The 14th district borders Lake Erie and Dave Joyce has been an advocate for the Great Lakes Restoration Initiative. All but three members of the House also voted for it. Rader brushed it off as “greenwashing” after the Trump administration worked to roll back water protections in streams and rivers.

“What’s happening with that is we are using taxpayers dollars to clean up the mess that corporate polluters have made,” she said.  

While Trump has called global warming a hoax, Dave Joyce is one of the 90 member Climate Solutions Caucus in the House.  

He says it will take more than the United States to solve the problem.

“Remember it’s global warming,” Joyce said. “And until we have India and China doing their fair share of cleaning up their atmosphere and not discharging all those pollutants into the air, we’re really creating problems for ourselves.” 

Trump

Although she may benefit from a referendum on Trump in this election, Rader doesn’t bring him up much. When she does, she talks about human rights.
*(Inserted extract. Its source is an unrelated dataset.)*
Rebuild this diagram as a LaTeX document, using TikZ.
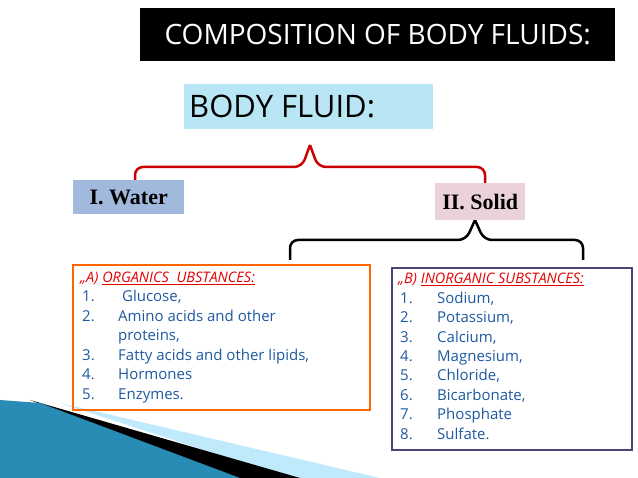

“We stood not just for human rights in this country, but for human rights all around the world.” Rader said. “And people could look to us to stand up for that, to be a moral arbiter. And that’s what really broke my heart these past few months when I was watching President Trump standing up with Putin, standing with the leader of North Korea.”  

Joyce may have publicly crossed Trump in his TV ad, but he says he’s focused on his constituents and not concerned about repercussions back in Washington.

“The president says a lot of crazy things I don’t necessarily agree with. That doesn’t make it right and I just want to continue doing the job that I have been doing for all of them,” said Joyce. 

President Trump is not planning any appearances to bolster Joyce’s campaign. However, David Cohen of the Bliss Institute says the president could still influence the political landscape. 

“In a few weeks, in a few days, in a few hours the president may tweet something and the entire political environment will have changed by the close of business.”

Cohen considers the 14th District race too close to call.